Investment property is subsequently measured at fair value which can be reliably measured unless it results in undue costs or effort. Fair value is defined in FRS 102 as the amount at which an asset could be exchanged between knowledgeable willing parties in an arm’s length transaction. There is no requirement to use a professional valuer, however if one is not used this has to be disclosed.
The fair value movement posted to the profit and loss account would not be deemed to be a realised profit as the property is not readily convertible into cash without incurring costs and taking time. Therefore, in order to keep track, it may be appropriate for an entity to create a non-distributable reserve and transfer the fair value movement from profit and loss reserves to a non-distributable reserve in the statement of changes in equity.
The fair value movement is posted to the profit and loss account. In assessing whether fair valuing will result in undue costs or efforts, a certain degree of judgment will be required and will be based on facts and circumstances of the entity.
For small entities, it may be possible to prove this undue cost based on the results and economics of the entity. However in reality where an entity was able to fair value investment property under old GAAP it would be very difficult for the client to make this argument. This will require judgment on a case by case basis.
Section 29 requires deferred tax to be recognised on the uplift in value and posted to the tax line in the profit and loss account. The deferred tax rate to use is the sales tax rate. Indexation should be applied to the tax cost where relevant.
Example 1: Fair value movements and deferred tax impact
Company A purchased a property on 1 February 2015 for CU200,000 which was rented out on 1 March 2015 and therefore met the definition of investment property. Legal costs of CU10,000 were incurred on the purchase and property assessment costs were incurred of CU5,000. At the 31 December 2015 the fair value was CU250,000. The sales deferred tax rate is 20%. The accounting requirements are as follows are:
| On initial recognition | CU | CU |
| Dr Investment Property | 210,000 | |
| (property assessment costs are not directly attributable) | ||
| Cr Bank | 210,000 |
On 31 December 2015
|
|
CU |
CU |
|
Dr Investment Property |
40,000 |
|
|
Cr Fair Value Movement on Investment Property in P&L |
|
40,000 |
|
Dr Deferred Tax P&L (CU40,000*20%) |
8,000 |
|
|
Cr Deferred Tax in Balance Sheet |
|
8,000 |
Being journal to reflect the movement in fair value during the year including the deferred tax impact
Self-constructed properties
Section 16 does not exclude self-constructed property from being classed as investment property where it can be measured reliably. Initially self-constructed property should include all directly attributable purchase costs in line with Section 17, it can also include directly attributable borrowing costs where a policy of capitalisation of borrowing costs has been chosen. Only costs incurred in getting it to its present condition up to the time it is ready to use can be capitalised, hence where a property is ready for use but requires necessary legal sign off, then capitalisation can continue until that sign off has been obtained.

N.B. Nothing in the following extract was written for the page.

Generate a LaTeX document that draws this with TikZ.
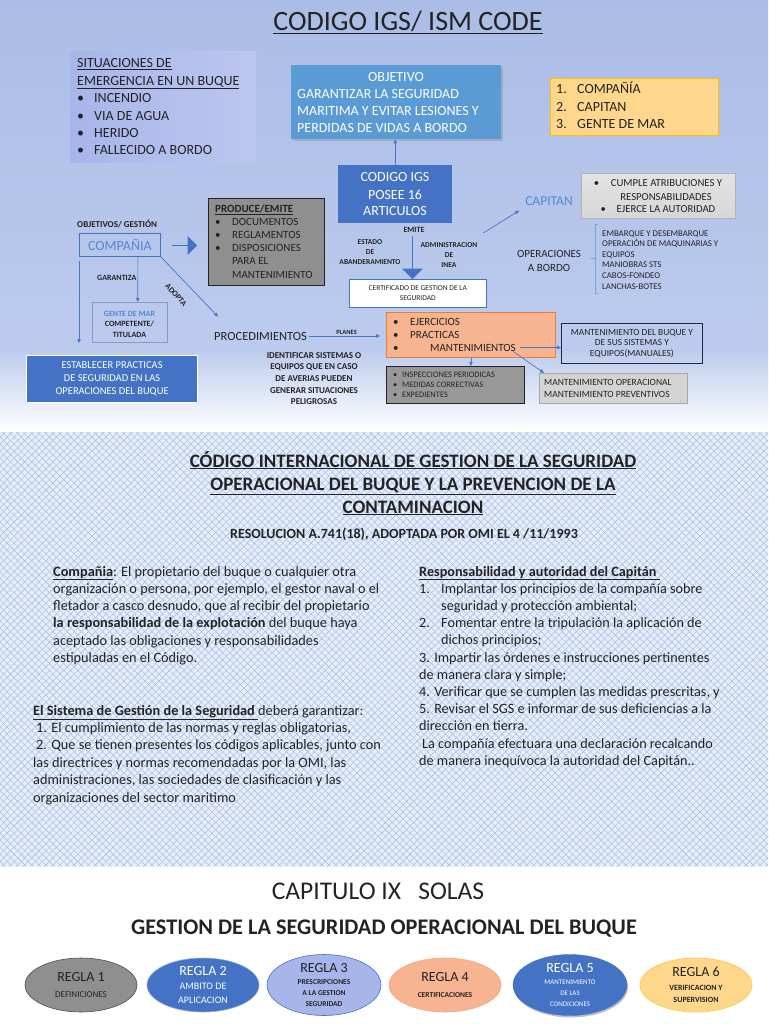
\documentclass[tikz,border=0pt]{standalone}
\usepackage{fontspec}
\setmainfont{Carlito}
\usetikzlibrary{positioning,shapes.geometric,shapes.arrows,shadows,patterns.meta,arrows.meta}
\definecolor{bgtop}{RGB}{171,189,230}
\definecolor{bgmid}{RGB}{188,203,237}
\definecolor{hatchbg}{RGB}{232,238,249}
\definecolor{hatchln}{RGB}{172,193,233}
\definecolor{igsblue}{RGB}{68,114,196}
\definecolor{objblue}{RGB}{91,155,213}
\definecolor{txtblue}{RGB}{86,134,214}
\definecolor{linkblue}{RGB}{72,118,200}
\definecolor{boxgray}{RGB}{143,143,143}
\definecolor{lightbox}{RGB}{212,212,212}
\definecolor{salmon}{RGB}{246,180,145}
\definecolor{salmonline}{RGB}{237,125,49}
\definecolor{gold}{RGB}{255,192,0}
\definecolor{goldfill}{RGB}{255,215,140}
\definecolor{lavender}{RGB}{168,181,234}
\definecolor{lavender2}{RGB}{188,199,240}
\definecolor{gentebd}{RGB}{140,152,190}
\definecolor{navy}{RGB}{30,40,70}
\definecolor{ink}{RGB}{35,35,35}
\newcommand{\itm}[1][17pt]{\makebox[#1][l]{\textbullet}}
\begin{document}
\begin{tikzpicture}
    [x=1pt, y=-1pt,
    box/.style={anchor=north west, inner sep=0pt},
    txt/.style={anchor=base west, inner sep=0pt, align=left, text=ink},
    ctxt/.style={anchor=base, inner sep=0pt, align=center, text=ink},
    link/.style={draw=linkblue, line width=0.7pt, -{Triangle[length=4pt,width=3.5pt]}},
    regla/.style={ellipse, minimum width=112pt, minimum height=54pt, inner sep=0pt, align=center, font=\fontsize{14}{14}\selectfont}]
    \useasboundingbox (0,0) rectangle (768,1024);
    \fill[top color=bgtop, bottom color=bgmid] (0,0) rectangle (768,350);
    \fill[top color=bgmid, bottom color=white] (0,350) rectangle (768,432);
    \fill[hatchbg] (0,432) rectangle (768,866);
    \fill[pattern={Lines[angle=45,distance=5pt,line width=0.6pt]}, pattern color=hatchln] (0,432) rectangle (768,866);
    \fill[pattern={Lines[angle=-45,distance=5pt,line width=0.6pt]}, pattern color=hatchln] (0,432) rectangle (768,866);

    \node[ctxt, font=\fontsize{28}{34}\selectfont] (Title) at (408,31) {\underline{CODIGO IGS/ ISM CODE}};

    \node[box, left color=lavender, right color=lavender2, minimum width=186, minimum height=111] (Sit) at (70,51) {};
    \node[txt, font=\fontsize{14}{17.4}\selectfont] (SitT) at (77,155) {\underline{SITUACIONES DE}\\\underline{EMERGENCIA EN UN BUQUE}\\\itm INCENDIO\\\itm VIA DE AGUA\\\itm HERIDO\\\itm FALLECIDO A BORDO};

    \node[box, fill=objblue, drop shadow={opacity=0.35, shadow xshift=1.5pt, shadow yshift=-1.5pt}, minimum width=210, minimum height=74] (Obj) at (291,65) {};
    \node[ctxt, text=white, font=\fontsize{14}{17}\selectfont] (ObjT) at (396,82) {OBJETIVO};
    \node[txt, text=white, font=\fontsize{14}{17}\selectfont] (ObjL) at (297,133) {GARANTIZAR LA SEGURIDAD\\MARITIMA Y EVITAR LESIONES Y\\PERDIDAS DE VIDAS A BORDO};

    \node[box, draw=gold, line width=1pt, fill=goldfill, minimum width=168, minimum height=57] (Roles) at (550,78) {};
    \node[txt, font=\fontsize{14}{17.5}\selectfont] (RolesT) at (556,129) {\makebox[21pt][l]{1.}COMPAÑÍA\\\makebox[21pt][l]{2.}CAPITAN\\\makebox[21pt][l]{3.}GENTE DE MAR};

    \node[box, fill=igsblue, minimum width=114, minimum height=58] (Igs) at (338,165) {};
    \node[ctxt, text=white, font=\fontsize{14}{17}\selectfont] (IgsT) at (395,216) {CODIGO IGS\\POSEE 16\\ARTICULOS};

    \node[box, draw=ink, line width=0.8pt, fill=boxgray, minimum width=116, minimum height=87] (Prod) at (208,198) {};
    \node[txt, font=\fontsize{11}{13.2}\selectfont] (ProdT) at (215,278) {\textbf{\underline{PRODUCE/EMITE}}\\\itm DOCUMENTOS\\\itm REGLAMENTOS\\\itm DISPOSICIONES\\\hspace*{17pt}PARA EL\\\hspace*{17pt}MANTENIMIENTO};

    \node[txt, font=\bfseries\fontsize{9}{11}\selectfont] (Gest) at (77,227) {OBJETIVOS/ GESTIÓN};
    \node[box, draw=igsblue, line width=0.8pt, text=txtblue, font=\fontsize{14}{17}\selectfont, minimum width=81, minimum height=23] (Comp) at (79,233) {COMPAÑIA};
    \node[single arrow, fill=igsblue, minimum height=25, minimum width=19, single arrow head extend=4.5, inner sep=0pt] (BigR) at (184.5,245.5) {};

    \node[txt, font=\bfseries\fontsize{8}{10}\selectfont] (Gar) at (97,280) {GARANTIZA};
    \node[box, draw=gentebd, line width=0.6pt, minimum width=75, minimum height=40] (Gente) at (92,302) {};
    \node[ctxt, font=\bfseries\fontsize{8}{10.8}\selectfont] (GenteT) at (129.5,337.6) {\textcolor{txtblue}{GENTE DE MAR}\\COMPETENTE/\\TITULADA};
    \node[inner sep=0pt, rotate=-48, text=ink, font=\bfseries\fontsize{8}{10}\selectfont] (Adop) at (176,295) {ADOPTA};

    \node[box, draw=white, line width=1.2pt, fill=igsblue, text=white, align=center, font=\fontsize{10.5}{13}\selectfont, minimum width=171, minimum height=47] (Estab) at (26,355) {ESTABLECER PRACTICAS\\DE SEGURIDAD EN LAS\\OPERACIONES DEL BUQUE};

    \node[txt, font=\fontsize{12.5}{15}\selectfont] (Proc) at (214,340) {PROCEDIMIENTOS};
    \node[ctxt, font=\bfseries\fontsize{9}{11.7}\selectfont] (Ident) at (314,404.8) {IDENTIFICAR SISTEMAS O\\EQUIPOS QUE EN CASO\\DE AVERIAS PUEDEN\\GENERAR SITUACIONES\\PELIGROSAS};

    \node[ctxt, font=\bfseries\fontsize{8}{10}\selectfont] (Emite) at (414,233) {EMITE};
    \node[ctxt, font=\bfseries\fontsize{7.5}{10}\selectfont] (Estado) at (370,264) {ESTADO\\DE\\ABANDERAMIENTO};
    \node[ctxt, font=\bfseries\fontsize{7.5}{10}\selectfont] (Adm) at (449,267) {ADMINISTRACION\\DE\\INEA};
    \node[single arrow, shape border rotate=270, fill=igsblue, minimum height=43, minimum width=21, single arrow head extend=5, inner sep=0pt] (BigD) at (412.5,257.5) {};
    \node[box, draw=igsblue, line width=0.6pt, fill=white, align=center, text=ink, font=\fontsize{7.5}{10}\selectfont, minimum width=137, minimum height=28] (Cert) at (349,279) {CERTIFICADO DE GESTION DE LA\\SEGURIDAD};

    \node[box, draw=salmonline, line width=0.8pt, fill=salmon, minimum width=169, minimum height=45] (Orange) at (386,312) {};
    \node[txt, font=\fontsize{11}{13.3}\selectfont] (OrT) at (393,351.6) {\itm EJERCICIOS\\\itm PRACTICAS\\\textbullet};
    \node[txt, font=\fontsize{11}{13}\selectfont] (Mnt) at (430,351) {MANTENIMIENTOS};

    \node[box, draw=ink, line width=0.8pt, fill=boxgray!92!white, minimum width=138, minimum height=37] (Insp) at (386,366) {};
    \node[txt, font=\fontsize{8.4}{10}\selectfont] (InspT) at (393,397) {\itm[9pt]INSPECCIONES PERIODICAS\\\itm[9pt]MEDIDAS CORRECTIVAS\\\itm[9pt]EXPEDIENTES};

    \node[box, draw=navy, line width=0.8pt, align=center, text=ink, font=\fontsize{9.4}{10.8}\selectfont, minimum width=141, minimum height=40] (Buque) at (561,323) {MANTENIMIENTO DEL BUQUE Y\\DE SUS SISTEMAS Y\\EQUIPOS(MANUALES)};
    \node[box, draw=gray!70, line width=0.6pt, fill=lightbox, minimum width=148, minimum height=30] (Oper) at (539,373) {};
    \node[txt, font=\fontsize{9.5}{12}\selectfont] (OperT) at (544,397) {MANTENIMIENTO OPERACIONAL\\MANTENIMIENTO PREVENTIVOS};

    \node[inner sep=0pt, text=txtblue, font=\fontsize{13.5}{16}\selectfont] (Cap) at (549,201) {CAPITAN};
    \node[box, draw=gray!60, line width=0.6pt, top color=gray!22, bottom color=gray!32, minimum width=154, minimum height=45] (Cumple) at (581,173) {};
    \node[ctxt, font=\fontsize{10.7}{13}\selectfont] (CumpleT) at (658,213) {\itm CUMPLE ATRIBUCIONES Y\\\hspace*{16pt}RESPONSABILIDADES\\\itm[16pt]EJERCE LA AUTORIDAD};
    \node[ctxt, font=\fontsize{11}{14}\selectfont] (OpBordo) at (549,271) {OPERACIONES\\A BORDO};
    \node[txt, font=\fontsize{8.8}{10.6}\selectfont] (Lista) at (602,289) {EMBARQUE Y DESEMBARQUE\\OPERACIÓN DE MAQUINARIAS Y\\EQUIPOS\\MANIOBRAS STS\\CABOS-FONDEO\\LANCHAS-BOTES};
    \draw[linkblue!70, line width=0.5pt] (598,224) -- (595,224) -- (595,293) -- (598,293) (595,258) -- (591,258);

    \draw[link] (Igs.north) -- (Igs.north |- Obj.south);
    \draw[link, shorten <=4pt, shorten >=12pt] (Comp.south west) -- (Comp.south west |- Estab.north);
    \draw[link] ([xshift=18pt]Comp.south) -- ([xshift=8pt]Gente.north);
    \draw[link] (Comp.south east) -- ([shift={(4pt,15pt)}]Proc.north west);
    \draw[link, shorten <=2pt, shorten >=6pt] (Proc.east) -- (Proc.east -| Orange.west) node[midway, above=1pt, inner sep=0pt, text=ink, font=\bfseries\fontsize{6.5}{8}\selectfont] (Plan) {PLANES};
    \draw[link] (Orange.south) -- (Orange.south |- Insp.north);
    \draw[link, shorten <=4pt] (Mnt.east) -- (Mnt.east -| Buque.west);
    \draw[link] ([xshift=-3pt]Mnt.south east) -- ([xshift=5pt]Oper.north west);
    \draw[link] ([shift={(6pt,9pt)}]Adm.north east) -- ([shift={(-6pt,-5pt)}]Cap.south west);

    \node[ctxt, font=\bfseries\fontsize{19}{23}\selectfont] (Cod) at (413,513) {\underline{CÓDIGO INTERNACIONAL DE GESTION DE LA SEGURIDAD}\\\underline{OPERACIONAL DEL BUQUE Y LA PREVENCION DE LA}\\\underline{CONTAMINACION}};
    \node[ctxt, font=\bfseries\fontsize{14}{17}\selectfont] (Resol) at (404,538) {RESOLUCION A.741(18), ADOPTADA POR OMI EL 4 /11/1993};

    \node[txt, font=\fontsize{14.3}{17.3}\selectfont] (Def) at (53,662.5) {\textbf{\underline{Compañia}}: El propietario del buque o cualquier otra\\organización o persona, por ejemplo, el gestor naval o el\\fletador a casco desnudo, que al recibir del propietario\\\textbf{la responsabilidad de la explotación} del buque haya\\aceptado las obligaciones y responsabilidades\\estipuladas en el Código.};
    \node[txt, font=\fontsize{14.3}{17.4}\selectfont] (Sgs) at (33,802) {\textbf{\underline{El Sistema de Gestión de la Seguridad }}deberá garantizar:\\\hspace*{3pt}1. El cumplimiento de las normas y reglas obligatorias,\\\hspace*{3pt}2. Que se tienen presentes los códigos aplicables, junto con\\las directrices y normas recomendadas por la OMI, las\\administraciones, las sociedades de clasificación y las\\organizaciones del sector maritimo};
    \node[txt, font=\fontsize{14.2}{17.2}\selectfont] (Resp) at (419,765.2) {\textbf{\underline{Responsabilidad y autoridad del Capitán }}\\\makebox[22pt][l]{1.}Implantar los principios de la compañía sobre\\\hspace*{22pt}seguridad y protección ambiental;\\\makebox[22pt][l]{2.}Fomentar entre la tripulación la aplicación de\\\hspace*{22pt}dichos principios;\\3. Impartir las órdenes e instrucciones pertinentes\\de manera clara y simple;\\4. Verificar que se cumplen las medidas prescritas, y\\5. Revisar el SGS e informar de sus deficiencias a la\\dirección en tierra.\\\hspace*{3pt}La compañía efectuara una declaración recalcando\\de manera inequívoca la autoridad del Capitán..};

    \node[ctxt, font=\fontsize{25.5}{30}\selectfont] (Cap9) at (378,899) {CAPITULO IX\ \ \ SOLAS};
    \node[ctxt, font=\bfseries\fontsize{22.3}{26}\selectfont] (Gsob) at (384,934) {GESTION DE LA SEGURIDAD OPERACIONAL DEL BUQUE};

    \node[regla, fill=boxgray, draw=ink!80, line width=0.6pt, text=ink] (R1) at (81,985) {REGLA 1\\[2pt]{\fontsize{9}{10}\selectfont DEFINICIONES}};
    \node[regla, fill=igsblue, draw=igsblue!60!white, line width=0.6pt, text=white] (R2) at (203,985) {REGLA 2\\{\fontsize{10}{10}\selectfont AMBITO DE}\\{\fontsize{10}{10}\selectfont APLICACION}};
    \node[regla, fill=lavender, draw=igsblue, line width=0.6pt, text=ink, minimum width=114pt, minimum height=58pt] (R3) at (324,985) {REGLA 3\\[-2pt]{\bfseries\fontsize{7.5}{10}\selectfont PRESCRIPCIONES}\\[-3pt]{\bfseries\fontsize{7.5}{10}\selectfont A LA GESTION}\\[-3pt]{\bfseries\fontsize{7.5}{10}\selectfont SEGURIDAD}};
    \node[regla, fill=salmon, draw=salmon!80!salmonline, line width=0.6pt, text=ink] (R4) at (445,985) {REGLA 4\\[2pt]{\bfseries\fontsize{7.5}{10}\selectfont CERTIFICACIONES}};
    \node[regla, fill=igsblue, draw=igsblue, drop shadow={opacity=0.5, shadow xshift=1pt, shadow yshift=-2pt}, text=white, minimum width=114pt, minimum height=56pt] (R5) at (570,985) {REGLA 5\\[-2pt]{\fontsize{7}{9}\selectfont MANTENIMIENTO}\\[-3pt]{\fontsize{7}{9}\selectfont DE LAS}\\[-3pt]{\fontsize{7}{9}\selectfont CONDICIONES}};
    \node[regla, fill=goldfill, draw=gold!60!goldfill, line width=0.6pt, text=ink] (R6) at (696,985) {REGLA 6\\{\bfseries\fontsize{8}{10}\selectfont VERIFICACION Y}\\[-2pt]{\bfseries\fontsize{8}{10}\selectfont SUPERVISION}};
\end{tikzpicture}
\end{document}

At the end of each period during construction assuming it can be reliably measured, the purchase cost is uplifted for the valuation. In subsequent periods during self-construction, the purchase cost capitalised are compared to the updated valuation, however the difference is reduced for any uplift reflected in prior periods so that fair value adjustments are not double counted.
However, if this approach in relation to self-constructed property is taken care needs to be taken to ensure that the valuation incorporates all risks on completion of the full contract, the stage of completion and the likelihood of future cash flows.